Stated task -
Write out word for word each line of the records, beginning at the first and stopping after the line with "Chart.register(...registerables);". Leave the pictures out.

── Data excerpts ──

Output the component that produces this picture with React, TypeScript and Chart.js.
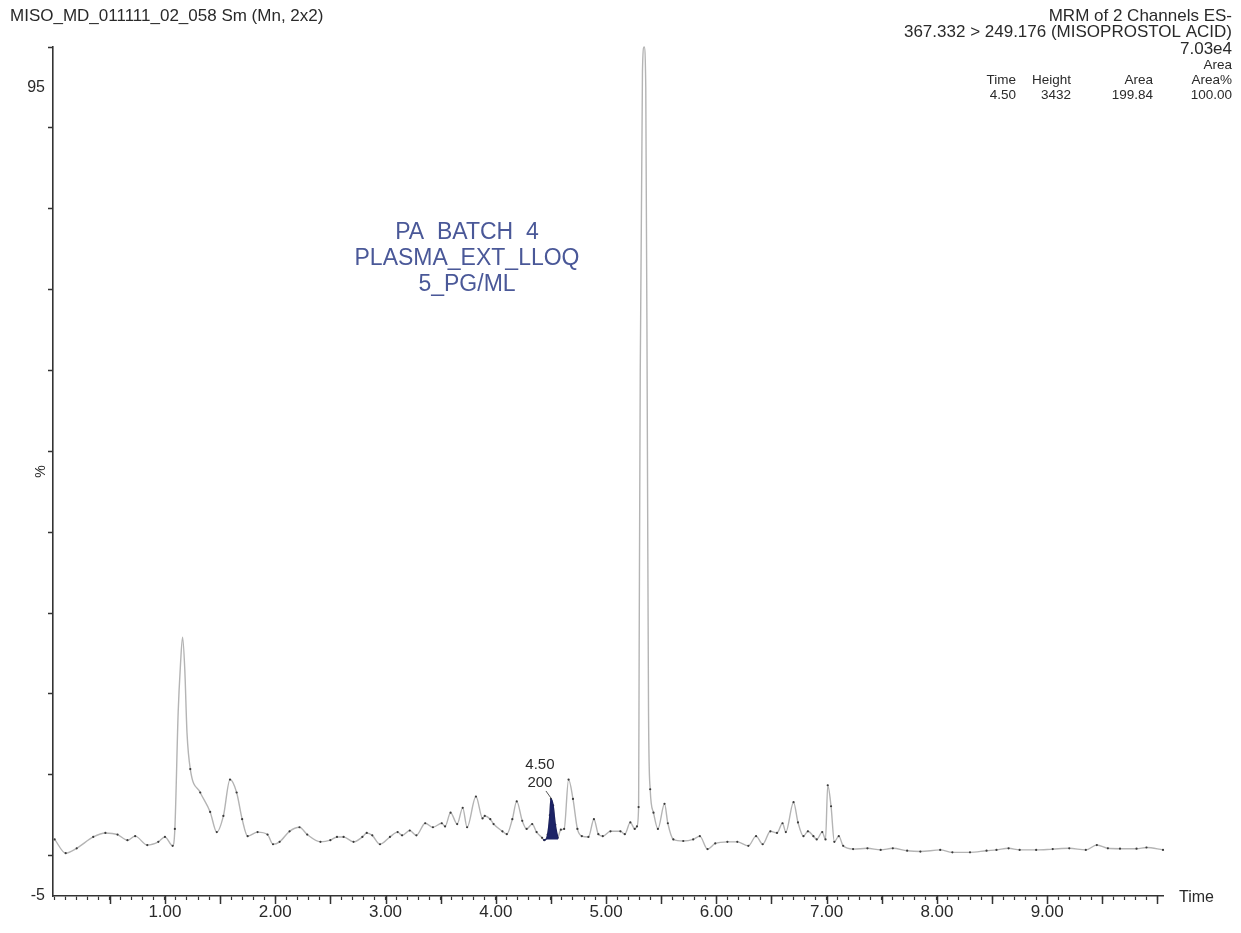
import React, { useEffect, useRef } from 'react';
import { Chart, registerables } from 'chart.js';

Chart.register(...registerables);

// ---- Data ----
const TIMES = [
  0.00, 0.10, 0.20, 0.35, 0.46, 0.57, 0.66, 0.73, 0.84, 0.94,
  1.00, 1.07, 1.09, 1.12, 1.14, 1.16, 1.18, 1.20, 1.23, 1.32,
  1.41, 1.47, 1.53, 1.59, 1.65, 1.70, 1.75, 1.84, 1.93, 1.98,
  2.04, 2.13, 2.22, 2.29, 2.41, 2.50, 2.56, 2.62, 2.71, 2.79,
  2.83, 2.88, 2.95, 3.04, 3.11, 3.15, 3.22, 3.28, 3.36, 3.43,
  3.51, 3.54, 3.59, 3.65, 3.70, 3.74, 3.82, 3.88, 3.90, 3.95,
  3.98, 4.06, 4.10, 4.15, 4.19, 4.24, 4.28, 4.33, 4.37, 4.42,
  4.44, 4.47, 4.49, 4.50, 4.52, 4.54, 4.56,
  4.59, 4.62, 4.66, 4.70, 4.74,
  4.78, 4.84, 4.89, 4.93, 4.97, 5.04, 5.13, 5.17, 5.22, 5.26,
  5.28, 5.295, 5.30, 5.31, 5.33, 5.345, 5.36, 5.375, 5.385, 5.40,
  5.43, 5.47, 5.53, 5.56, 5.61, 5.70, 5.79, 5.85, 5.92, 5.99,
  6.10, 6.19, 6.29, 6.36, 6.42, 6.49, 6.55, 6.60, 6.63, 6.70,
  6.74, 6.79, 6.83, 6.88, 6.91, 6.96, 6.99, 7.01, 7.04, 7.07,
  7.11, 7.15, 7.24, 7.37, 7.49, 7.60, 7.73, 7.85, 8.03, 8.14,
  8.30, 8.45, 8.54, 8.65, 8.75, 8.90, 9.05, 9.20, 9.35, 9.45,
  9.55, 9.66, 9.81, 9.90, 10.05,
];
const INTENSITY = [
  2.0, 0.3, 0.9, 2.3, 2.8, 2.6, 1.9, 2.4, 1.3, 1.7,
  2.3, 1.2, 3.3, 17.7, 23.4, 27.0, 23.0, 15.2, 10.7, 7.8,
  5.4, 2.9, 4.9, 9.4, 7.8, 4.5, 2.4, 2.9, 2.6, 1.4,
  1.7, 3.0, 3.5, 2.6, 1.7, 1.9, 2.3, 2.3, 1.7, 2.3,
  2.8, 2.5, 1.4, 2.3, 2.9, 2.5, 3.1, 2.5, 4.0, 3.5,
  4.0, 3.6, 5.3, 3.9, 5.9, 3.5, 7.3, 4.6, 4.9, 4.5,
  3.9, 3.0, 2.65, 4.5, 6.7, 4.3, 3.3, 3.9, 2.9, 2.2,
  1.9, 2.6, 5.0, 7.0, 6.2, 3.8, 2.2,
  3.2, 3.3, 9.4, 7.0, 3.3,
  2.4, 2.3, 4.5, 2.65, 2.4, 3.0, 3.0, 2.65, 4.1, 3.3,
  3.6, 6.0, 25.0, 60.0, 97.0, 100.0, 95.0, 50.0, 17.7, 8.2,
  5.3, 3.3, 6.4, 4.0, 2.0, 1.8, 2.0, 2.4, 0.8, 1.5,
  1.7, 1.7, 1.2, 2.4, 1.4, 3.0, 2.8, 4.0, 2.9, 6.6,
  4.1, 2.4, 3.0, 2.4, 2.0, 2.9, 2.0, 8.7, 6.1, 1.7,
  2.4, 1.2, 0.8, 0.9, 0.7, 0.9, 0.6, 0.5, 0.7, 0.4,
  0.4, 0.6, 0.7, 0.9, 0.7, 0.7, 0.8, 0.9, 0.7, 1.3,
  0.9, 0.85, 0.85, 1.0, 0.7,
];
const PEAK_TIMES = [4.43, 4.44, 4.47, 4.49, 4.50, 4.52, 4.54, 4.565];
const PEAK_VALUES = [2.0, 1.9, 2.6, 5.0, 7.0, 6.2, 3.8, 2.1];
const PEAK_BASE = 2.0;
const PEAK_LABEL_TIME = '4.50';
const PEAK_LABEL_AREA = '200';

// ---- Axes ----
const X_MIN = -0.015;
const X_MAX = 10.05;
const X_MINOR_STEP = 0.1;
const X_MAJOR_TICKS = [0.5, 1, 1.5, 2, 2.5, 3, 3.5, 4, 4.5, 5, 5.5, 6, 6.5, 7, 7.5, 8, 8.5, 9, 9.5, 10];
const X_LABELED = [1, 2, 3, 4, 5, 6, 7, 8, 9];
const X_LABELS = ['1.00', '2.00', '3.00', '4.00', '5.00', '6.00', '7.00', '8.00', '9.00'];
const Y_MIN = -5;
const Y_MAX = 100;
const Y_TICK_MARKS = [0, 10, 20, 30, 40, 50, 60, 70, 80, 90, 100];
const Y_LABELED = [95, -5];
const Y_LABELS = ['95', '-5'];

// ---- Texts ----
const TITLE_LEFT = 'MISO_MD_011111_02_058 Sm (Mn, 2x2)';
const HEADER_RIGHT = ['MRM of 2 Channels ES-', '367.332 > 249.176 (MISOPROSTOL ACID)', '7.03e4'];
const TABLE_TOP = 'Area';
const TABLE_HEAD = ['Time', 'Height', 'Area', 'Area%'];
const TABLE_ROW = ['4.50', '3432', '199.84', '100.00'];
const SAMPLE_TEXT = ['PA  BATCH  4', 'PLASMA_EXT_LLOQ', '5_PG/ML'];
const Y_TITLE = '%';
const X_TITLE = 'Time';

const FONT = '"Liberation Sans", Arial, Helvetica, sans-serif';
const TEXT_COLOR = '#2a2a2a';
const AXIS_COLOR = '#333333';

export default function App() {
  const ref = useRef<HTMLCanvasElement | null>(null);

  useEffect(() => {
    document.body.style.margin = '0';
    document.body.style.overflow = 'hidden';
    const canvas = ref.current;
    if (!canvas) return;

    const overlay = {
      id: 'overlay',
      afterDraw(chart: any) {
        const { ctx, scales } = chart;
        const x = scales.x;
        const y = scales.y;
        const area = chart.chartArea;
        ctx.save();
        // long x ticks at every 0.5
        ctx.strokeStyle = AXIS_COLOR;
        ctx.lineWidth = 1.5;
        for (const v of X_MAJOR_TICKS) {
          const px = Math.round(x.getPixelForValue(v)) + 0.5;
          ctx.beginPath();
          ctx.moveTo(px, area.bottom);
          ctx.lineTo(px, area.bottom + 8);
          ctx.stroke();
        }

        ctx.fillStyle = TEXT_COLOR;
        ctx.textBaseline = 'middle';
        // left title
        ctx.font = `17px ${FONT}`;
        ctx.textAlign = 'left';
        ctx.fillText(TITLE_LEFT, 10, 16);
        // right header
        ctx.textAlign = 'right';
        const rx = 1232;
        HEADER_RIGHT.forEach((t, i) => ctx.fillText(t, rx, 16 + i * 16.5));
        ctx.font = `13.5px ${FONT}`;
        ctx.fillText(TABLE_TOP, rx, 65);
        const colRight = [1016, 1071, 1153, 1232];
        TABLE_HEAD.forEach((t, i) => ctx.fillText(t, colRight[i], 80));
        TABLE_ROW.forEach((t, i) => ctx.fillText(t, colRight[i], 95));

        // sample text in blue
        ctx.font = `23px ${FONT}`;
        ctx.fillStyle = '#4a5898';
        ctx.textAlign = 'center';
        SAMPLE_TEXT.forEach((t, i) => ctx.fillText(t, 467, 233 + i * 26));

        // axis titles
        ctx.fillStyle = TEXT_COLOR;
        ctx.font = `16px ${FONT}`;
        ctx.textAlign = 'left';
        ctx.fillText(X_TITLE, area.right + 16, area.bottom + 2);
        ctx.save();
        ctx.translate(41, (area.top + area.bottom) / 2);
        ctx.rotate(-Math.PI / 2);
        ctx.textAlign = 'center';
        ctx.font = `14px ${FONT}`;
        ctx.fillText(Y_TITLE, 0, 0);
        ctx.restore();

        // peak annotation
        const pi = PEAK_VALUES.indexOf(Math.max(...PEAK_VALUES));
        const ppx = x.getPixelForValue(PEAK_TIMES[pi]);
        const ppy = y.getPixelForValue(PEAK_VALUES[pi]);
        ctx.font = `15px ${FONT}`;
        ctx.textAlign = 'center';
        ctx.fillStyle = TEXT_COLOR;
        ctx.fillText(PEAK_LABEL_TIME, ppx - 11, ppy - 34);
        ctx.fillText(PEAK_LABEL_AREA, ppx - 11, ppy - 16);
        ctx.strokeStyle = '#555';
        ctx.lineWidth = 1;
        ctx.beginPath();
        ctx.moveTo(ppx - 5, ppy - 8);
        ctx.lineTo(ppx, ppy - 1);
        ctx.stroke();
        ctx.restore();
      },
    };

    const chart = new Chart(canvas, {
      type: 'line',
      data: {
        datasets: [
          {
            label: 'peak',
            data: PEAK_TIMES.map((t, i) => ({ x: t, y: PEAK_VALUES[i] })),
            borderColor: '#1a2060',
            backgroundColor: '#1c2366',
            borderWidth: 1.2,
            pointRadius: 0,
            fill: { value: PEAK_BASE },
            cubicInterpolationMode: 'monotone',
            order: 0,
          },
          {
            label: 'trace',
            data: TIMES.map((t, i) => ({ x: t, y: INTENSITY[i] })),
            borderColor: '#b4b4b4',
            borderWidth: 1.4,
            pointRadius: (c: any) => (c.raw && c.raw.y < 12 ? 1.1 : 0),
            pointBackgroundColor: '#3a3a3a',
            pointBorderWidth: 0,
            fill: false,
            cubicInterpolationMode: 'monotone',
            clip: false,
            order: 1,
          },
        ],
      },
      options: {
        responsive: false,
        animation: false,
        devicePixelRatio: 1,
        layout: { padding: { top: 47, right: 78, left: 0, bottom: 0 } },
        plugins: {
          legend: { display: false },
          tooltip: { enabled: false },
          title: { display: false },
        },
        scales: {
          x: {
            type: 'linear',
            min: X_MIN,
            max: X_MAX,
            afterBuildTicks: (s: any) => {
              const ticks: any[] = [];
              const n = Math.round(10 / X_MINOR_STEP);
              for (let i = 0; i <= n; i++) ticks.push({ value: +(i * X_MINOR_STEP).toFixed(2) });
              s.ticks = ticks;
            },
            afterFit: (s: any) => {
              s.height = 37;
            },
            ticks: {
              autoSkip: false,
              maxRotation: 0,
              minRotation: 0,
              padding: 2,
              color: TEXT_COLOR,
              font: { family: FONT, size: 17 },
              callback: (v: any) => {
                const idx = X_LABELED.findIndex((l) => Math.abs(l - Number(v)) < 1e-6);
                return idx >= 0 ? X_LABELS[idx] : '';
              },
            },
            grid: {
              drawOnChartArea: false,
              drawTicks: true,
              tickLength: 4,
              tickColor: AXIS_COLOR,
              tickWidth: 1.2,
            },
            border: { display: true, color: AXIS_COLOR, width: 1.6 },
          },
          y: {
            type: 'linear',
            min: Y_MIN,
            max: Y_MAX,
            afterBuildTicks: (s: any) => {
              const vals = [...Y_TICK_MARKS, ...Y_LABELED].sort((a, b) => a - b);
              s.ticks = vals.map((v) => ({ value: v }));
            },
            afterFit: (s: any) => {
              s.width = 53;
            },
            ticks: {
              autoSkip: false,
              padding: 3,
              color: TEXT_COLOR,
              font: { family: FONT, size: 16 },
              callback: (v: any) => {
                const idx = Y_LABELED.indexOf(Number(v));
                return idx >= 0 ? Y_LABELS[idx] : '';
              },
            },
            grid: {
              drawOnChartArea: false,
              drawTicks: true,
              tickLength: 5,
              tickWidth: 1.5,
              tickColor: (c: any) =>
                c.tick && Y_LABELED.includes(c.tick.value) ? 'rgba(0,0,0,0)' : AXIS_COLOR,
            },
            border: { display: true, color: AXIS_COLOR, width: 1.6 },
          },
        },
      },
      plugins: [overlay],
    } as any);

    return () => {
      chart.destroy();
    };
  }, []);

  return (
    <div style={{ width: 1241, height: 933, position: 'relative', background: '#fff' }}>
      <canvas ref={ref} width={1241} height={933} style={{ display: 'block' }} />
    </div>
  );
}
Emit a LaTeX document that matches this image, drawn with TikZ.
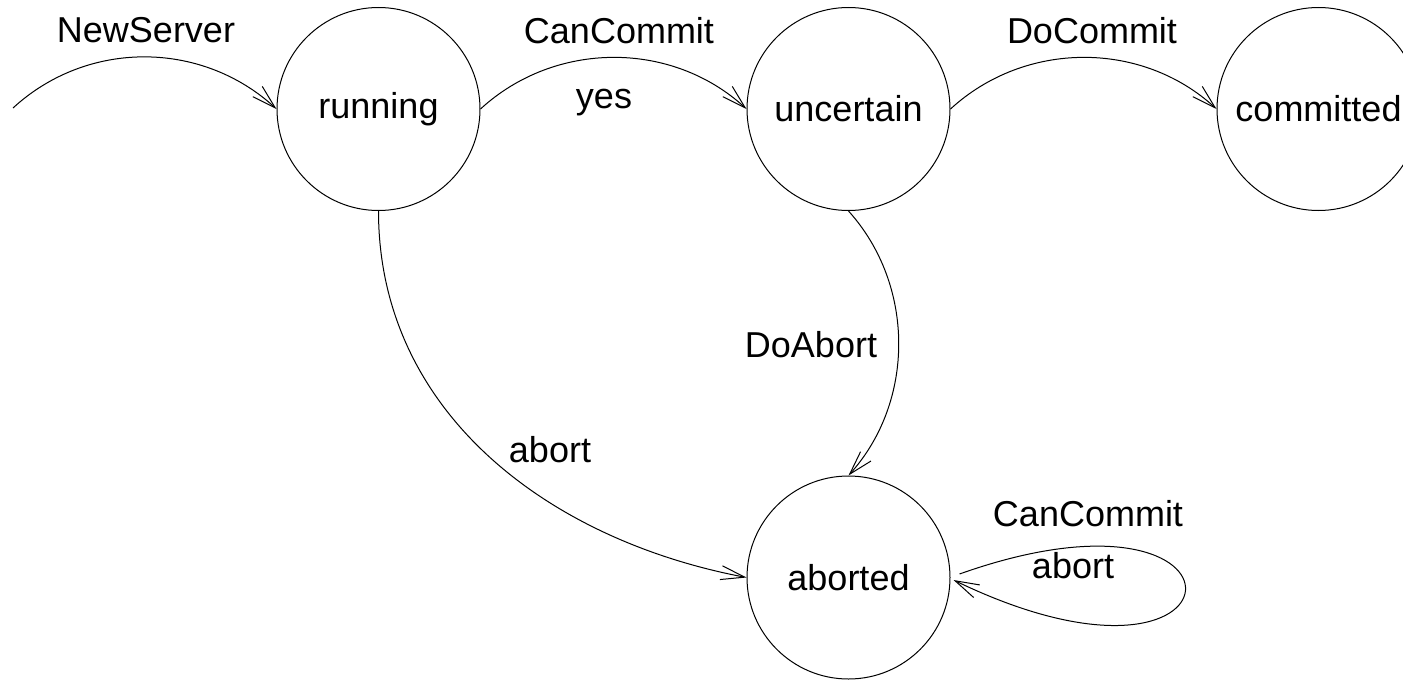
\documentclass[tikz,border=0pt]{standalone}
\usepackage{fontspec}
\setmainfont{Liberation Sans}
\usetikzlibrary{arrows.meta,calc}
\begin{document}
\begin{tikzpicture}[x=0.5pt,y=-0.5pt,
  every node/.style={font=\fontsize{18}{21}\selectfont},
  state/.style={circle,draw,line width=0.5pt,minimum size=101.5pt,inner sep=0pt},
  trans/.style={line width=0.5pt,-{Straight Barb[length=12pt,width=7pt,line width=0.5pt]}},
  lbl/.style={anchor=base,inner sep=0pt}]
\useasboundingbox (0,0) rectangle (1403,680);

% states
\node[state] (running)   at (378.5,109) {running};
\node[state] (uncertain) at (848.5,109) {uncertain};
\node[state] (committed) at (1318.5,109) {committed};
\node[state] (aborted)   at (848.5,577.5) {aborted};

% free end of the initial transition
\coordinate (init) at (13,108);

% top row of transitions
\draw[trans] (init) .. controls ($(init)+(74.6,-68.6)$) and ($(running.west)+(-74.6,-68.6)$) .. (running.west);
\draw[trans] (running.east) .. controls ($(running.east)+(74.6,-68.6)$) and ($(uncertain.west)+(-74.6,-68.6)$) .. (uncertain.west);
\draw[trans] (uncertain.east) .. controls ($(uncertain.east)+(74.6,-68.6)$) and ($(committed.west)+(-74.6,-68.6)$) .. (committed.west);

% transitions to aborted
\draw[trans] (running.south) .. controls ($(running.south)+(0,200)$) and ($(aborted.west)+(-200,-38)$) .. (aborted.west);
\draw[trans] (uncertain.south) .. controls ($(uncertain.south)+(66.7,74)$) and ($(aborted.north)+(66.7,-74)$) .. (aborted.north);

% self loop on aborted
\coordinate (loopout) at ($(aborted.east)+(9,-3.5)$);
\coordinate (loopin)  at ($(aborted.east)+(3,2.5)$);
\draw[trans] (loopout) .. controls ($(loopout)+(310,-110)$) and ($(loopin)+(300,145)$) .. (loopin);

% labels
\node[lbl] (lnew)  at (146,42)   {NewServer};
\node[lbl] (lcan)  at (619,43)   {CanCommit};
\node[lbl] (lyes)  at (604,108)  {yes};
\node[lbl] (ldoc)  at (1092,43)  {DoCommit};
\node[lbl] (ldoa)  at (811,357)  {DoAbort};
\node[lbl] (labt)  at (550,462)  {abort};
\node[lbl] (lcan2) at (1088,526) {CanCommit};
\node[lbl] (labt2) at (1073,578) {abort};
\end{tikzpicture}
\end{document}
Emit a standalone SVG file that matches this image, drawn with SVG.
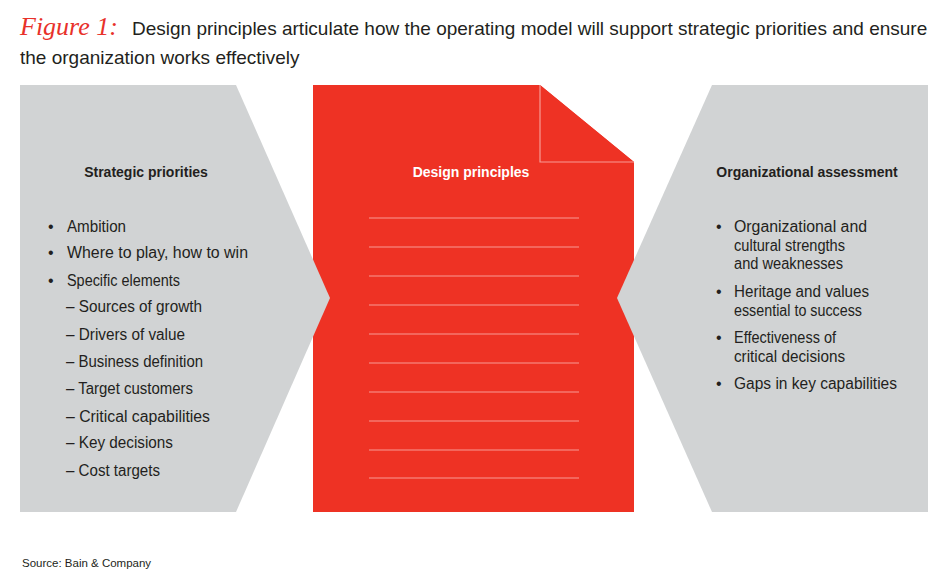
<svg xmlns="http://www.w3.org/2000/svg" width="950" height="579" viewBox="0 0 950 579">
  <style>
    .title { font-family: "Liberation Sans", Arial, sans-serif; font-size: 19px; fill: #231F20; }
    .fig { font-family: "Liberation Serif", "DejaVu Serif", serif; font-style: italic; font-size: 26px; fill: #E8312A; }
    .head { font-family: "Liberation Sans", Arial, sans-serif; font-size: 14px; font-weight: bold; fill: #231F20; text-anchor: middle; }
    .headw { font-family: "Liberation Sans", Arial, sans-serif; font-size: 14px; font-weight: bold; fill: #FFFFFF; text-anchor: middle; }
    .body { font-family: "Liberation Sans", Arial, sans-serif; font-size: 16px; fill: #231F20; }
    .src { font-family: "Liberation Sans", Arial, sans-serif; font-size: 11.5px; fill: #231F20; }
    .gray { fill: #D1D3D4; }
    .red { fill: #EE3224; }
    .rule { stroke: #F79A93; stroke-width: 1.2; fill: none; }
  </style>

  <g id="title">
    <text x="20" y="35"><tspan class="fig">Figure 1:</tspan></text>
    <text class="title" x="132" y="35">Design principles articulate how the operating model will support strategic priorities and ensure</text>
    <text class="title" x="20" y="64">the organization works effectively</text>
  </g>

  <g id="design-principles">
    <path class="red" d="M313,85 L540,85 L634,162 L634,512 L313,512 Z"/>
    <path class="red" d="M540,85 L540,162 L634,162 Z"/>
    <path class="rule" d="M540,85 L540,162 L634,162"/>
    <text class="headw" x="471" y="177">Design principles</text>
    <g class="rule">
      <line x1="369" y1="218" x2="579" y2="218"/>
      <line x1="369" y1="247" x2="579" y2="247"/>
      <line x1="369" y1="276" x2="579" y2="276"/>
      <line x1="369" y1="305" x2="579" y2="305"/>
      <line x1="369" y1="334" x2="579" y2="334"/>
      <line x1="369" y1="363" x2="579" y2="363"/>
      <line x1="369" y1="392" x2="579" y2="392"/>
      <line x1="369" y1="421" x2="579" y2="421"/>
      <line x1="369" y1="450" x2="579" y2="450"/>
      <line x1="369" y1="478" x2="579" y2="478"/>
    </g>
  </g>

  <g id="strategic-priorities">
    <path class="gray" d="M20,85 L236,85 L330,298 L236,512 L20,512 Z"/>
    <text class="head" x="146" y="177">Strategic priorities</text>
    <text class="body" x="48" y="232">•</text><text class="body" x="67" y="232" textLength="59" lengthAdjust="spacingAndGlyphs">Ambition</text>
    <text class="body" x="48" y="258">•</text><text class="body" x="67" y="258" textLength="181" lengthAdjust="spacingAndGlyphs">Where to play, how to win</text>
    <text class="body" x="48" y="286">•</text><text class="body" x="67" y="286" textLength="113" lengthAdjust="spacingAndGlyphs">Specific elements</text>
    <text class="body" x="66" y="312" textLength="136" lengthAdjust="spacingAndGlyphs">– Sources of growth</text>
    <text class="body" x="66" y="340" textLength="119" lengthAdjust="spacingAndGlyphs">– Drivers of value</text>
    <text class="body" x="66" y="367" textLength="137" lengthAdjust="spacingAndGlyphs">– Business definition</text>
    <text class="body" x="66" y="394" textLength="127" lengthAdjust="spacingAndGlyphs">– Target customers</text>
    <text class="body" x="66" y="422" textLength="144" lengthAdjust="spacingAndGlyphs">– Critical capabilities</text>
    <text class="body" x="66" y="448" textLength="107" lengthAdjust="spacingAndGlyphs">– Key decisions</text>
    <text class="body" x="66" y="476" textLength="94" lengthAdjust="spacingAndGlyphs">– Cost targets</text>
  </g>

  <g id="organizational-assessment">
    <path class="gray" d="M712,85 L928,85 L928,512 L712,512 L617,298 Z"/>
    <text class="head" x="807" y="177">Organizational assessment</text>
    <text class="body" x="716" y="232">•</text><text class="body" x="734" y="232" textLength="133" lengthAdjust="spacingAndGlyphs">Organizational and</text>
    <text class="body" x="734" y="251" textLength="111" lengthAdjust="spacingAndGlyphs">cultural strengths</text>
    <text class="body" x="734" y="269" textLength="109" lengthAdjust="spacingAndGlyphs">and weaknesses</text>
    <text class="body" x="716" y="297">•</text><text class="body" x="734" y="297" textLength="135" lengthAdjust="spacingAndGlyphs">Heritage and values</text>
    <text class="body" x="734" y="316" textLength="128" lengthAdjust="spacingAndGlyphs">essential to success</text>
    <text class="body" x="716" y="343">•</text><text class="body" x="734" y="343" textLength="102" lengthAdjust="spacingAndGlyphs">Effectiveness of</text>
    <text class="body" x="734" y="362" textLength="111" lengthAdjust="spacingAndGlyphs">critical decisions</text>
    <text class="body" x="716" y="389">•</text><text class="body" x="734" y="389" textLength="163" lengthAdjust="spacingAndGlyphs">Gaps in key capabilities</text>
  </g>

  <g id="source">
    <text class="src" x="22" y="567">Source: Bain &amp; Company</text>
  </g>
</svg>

───

Complete answer -
Output the component that produces this picture with React, TypeScript and Chart.js.
import React, { useEffect, useRef } from 'react';
import { Chart, registerables } from 'chart.js';

Chart.register(...registerables);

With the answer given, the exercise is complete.